By GHK Lall
There have been many calls for a pay increase for public servants. They have fallen on deaf ears in the PPP Government. Government leaders have settled for selective comforting of sectors and citizens that give them the biggest return where it counts -the polling booth. These charitable exercises are the invisible and inaudible messages in cash envelopes. It is: remember who was there, remember who gave when things were bad. Considering the fickle mindset of easily influenced Guyanese, it is a sensible investment by the PPP Government. Give a little now to get a lot later is the thinking behind these temporary relief measures.
Recently, the announcement came that the minimum wage was increased by just over 36% to $60,000. It is sure to cover and benefit a whole host of Guyanese locked in the economic twilight zone of this South American Dubai called Guyana. I say this on the minimum wage raise: it means a ‘little extra something’ to those with one foot in the drain, and it is sizable percentage wise. But it does not go far enough to ease the daily money agony for those living with a constant battle to hold ends together. In the bluntest terms, it means food, housing, transportation, and medicine foregone. The $16,000 raise looks good on paper, but that is as much as could be said about it, and that it is better than nothing. And in a country where the State media is proud to trumpet a thriving second quarter economy, in a country with a fantastic GDP projection, it is not good enough, far from enough, this minimum wage increase.
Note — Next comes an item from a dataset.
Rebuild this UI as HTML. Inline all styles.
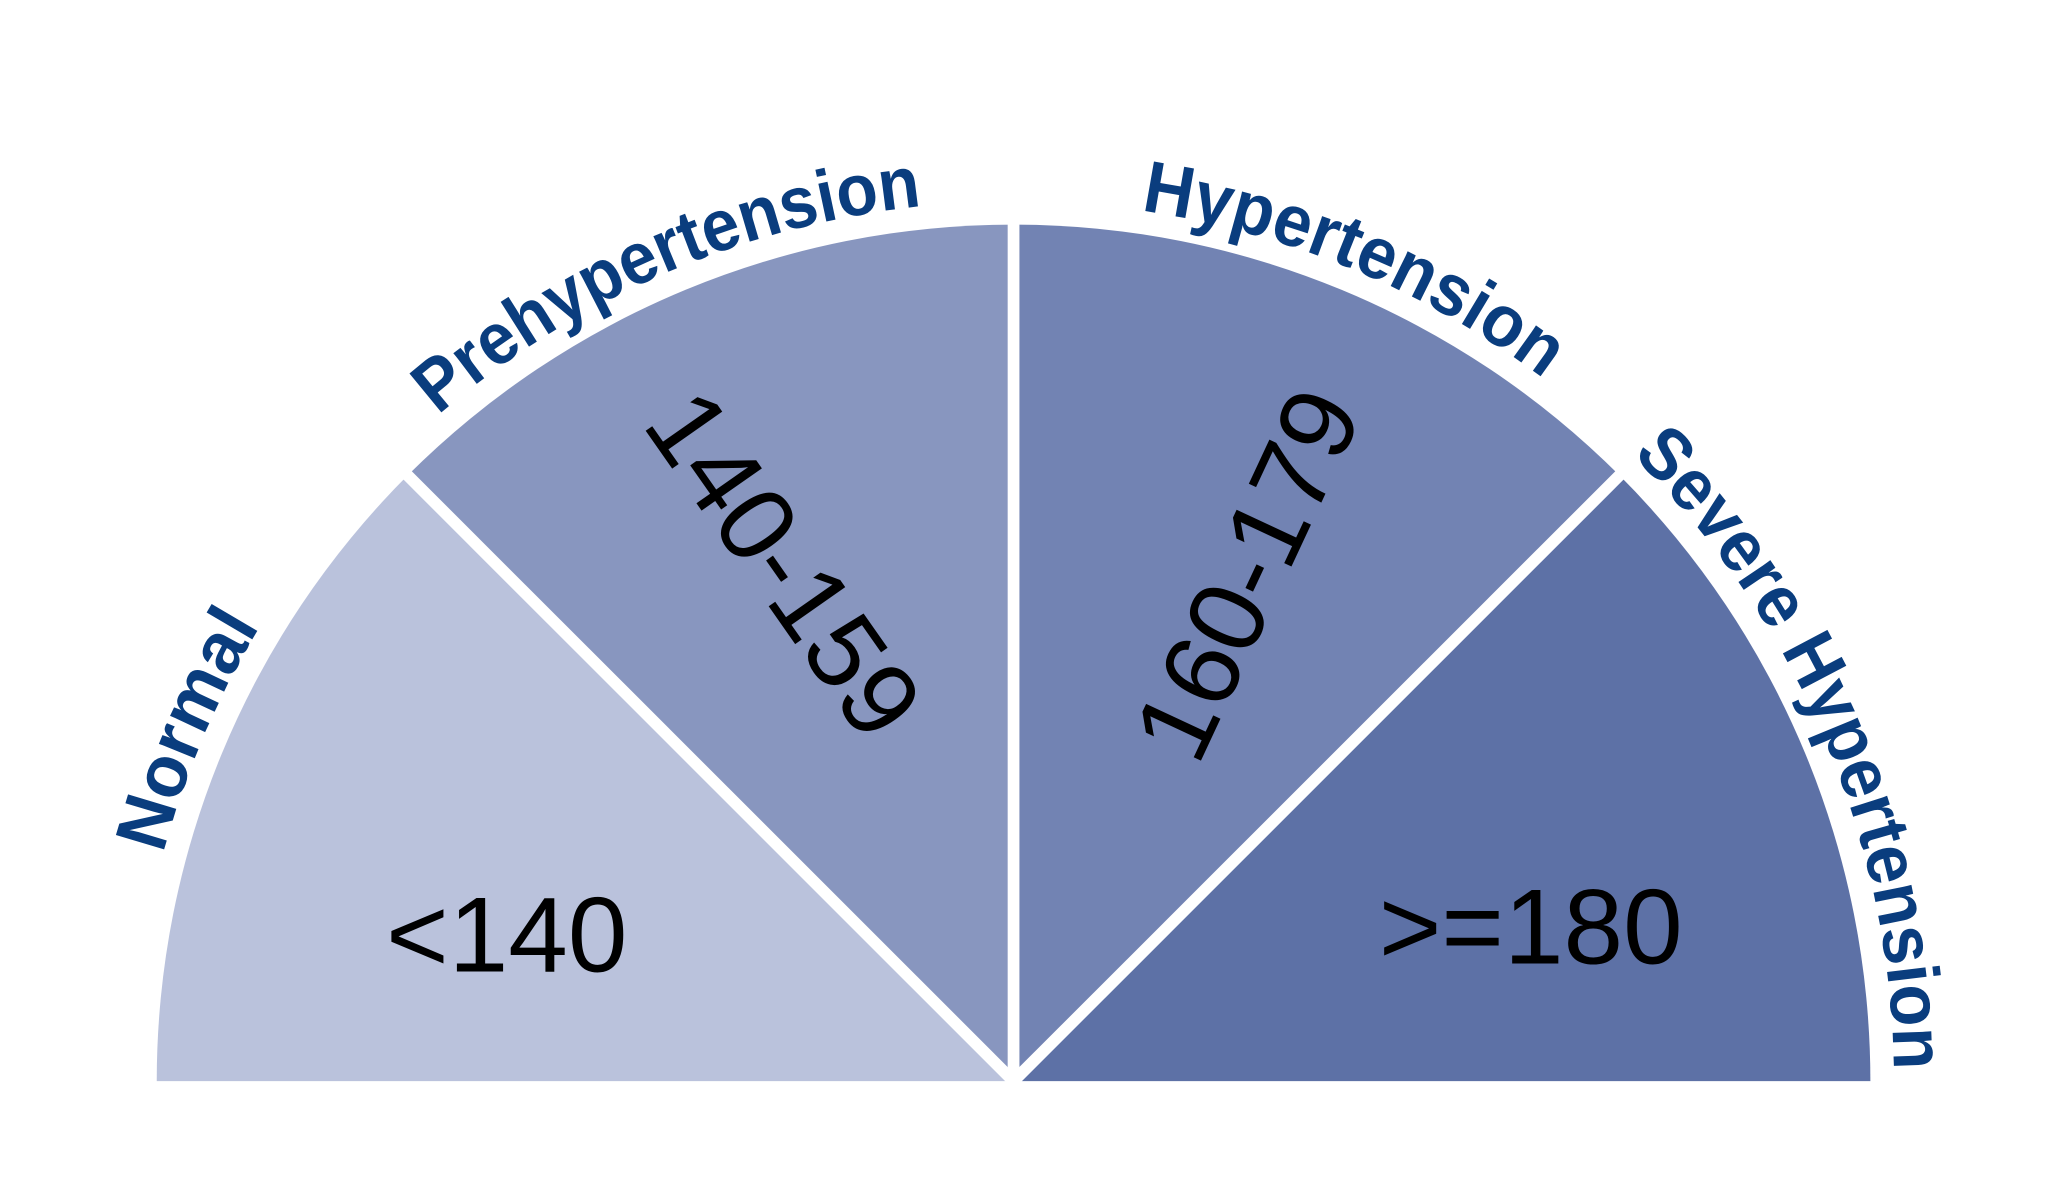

Before that, fisherfolk got relief, farmers did, sugar workers received (twice), and now low wage toilers are in for a boost. A group is missing, nowhere in the mix. If I may ask, what happened to public servants? What about them, Dr. Irfaan ‘Dubai’ Ali? The ‘bun sugah’ workers benefited twice from the kind consideration of the PPP’s VP, Dr. Gas to shore. But somehow, the world of Guyana’s public servants is darkened and brutalized some more by black and blue marks inflicted by a callous PPP Government and its vengeful leaders. I put on the table this little nugget: sugar workers in a failed and draining industry have been twice helped handsomely, but public servants who do many dirty and undesired jobs in this country (nursing, teaching, counseling, controlling, defending) are left dangling on a string. I hate to use the word, but I sense some degree of payback for the Coalition’s closure of sugar estates. Interestingly, the PPP Government is doing the same thing (differently) but with same objective (result), and not a squawk is heard from any corner. But there is so much more to this issue of a pay raise for public servants, which I now focus on, and urge fellow citizens to think about carefully and sensibly.
Think about this. If the government makes a move and finally decides to increase the pay of our struggling public servants to a respectable level, there is a chain reaction that becomes necessary. I caution it is necessary, all things reasonably considered, but not definite, as in mandatory. The first is that the private sector would be pushed to follow suit, and keep in line (at least) with whatever new pay levels are in effect in the public service. It would not come across well for the private sector to lag behind the public sector, should such deficits exist. Now there is a problem, and it is a significant one that is worth the most serious consideration.
The local private sector would have an increased wage bill, which (pay attention, please) becomes the guideline, flooring, for foreign companies coming here to invest in Guyana’s rich economic prospects. The foreign investors cannot be so shameless, so exploitative, as to be paying Guyanese workers less than our own private sector. Where the is attraction in such a state of affairs in the wage environment?
In a loaded nutshell, that is part two (part one is our own private sector costs, as outlined) of the second problem swirling around an increase in pay for Guyanese public servants. The end result is that the foreigners would be compelled to deal with an increased wage bill, as compared to what prevails currently. As many should know, wages are a recurring expense, and labor costs normally consume the biggest slice of a company’s expenses.
Obviously, the foreigners would not react too kindly to such a development. And this is one of the crucial reasons why I think that the PPP Government has dragged its feet in doing what is right by our workers in this country’s huge public sector. I wait to appreciate for how long more, the feeble leaders in this Government will continue to kowtow before the interests of outsiders and cater to them, while our own people are hurting.
There is still another area where I wish to take this today. It is sure to bring brimstone down from the usual sources. This is up for grabs, but with a year or two more of this intense political pressure on a targeted segment of the population, I foresee the repeat of a situation that occurred when the PPP was in the Opposition.
The US Consulate could (may) relax its discretionary visa requirements, and quietly introduce an easier temporary visa application approval process. The people flocking to take advantage of that open door would be Black Guyanese, just like their Indian counterparts did for decades, beginning in the 1960s. Nurses and teachers would lead the rush. A few years of such a sustained exodus would ease social and political pressures, diminish razor-thin electoral margins, and create a permanent racial class reigning supreme in Oil Guyana. It would be the real ‘One Guyana’ envisioned, but never said. This is the PPP’s endgame, with this matter of a refusal to give public servants a meaningful raise. Think about it, weighing all the pieces.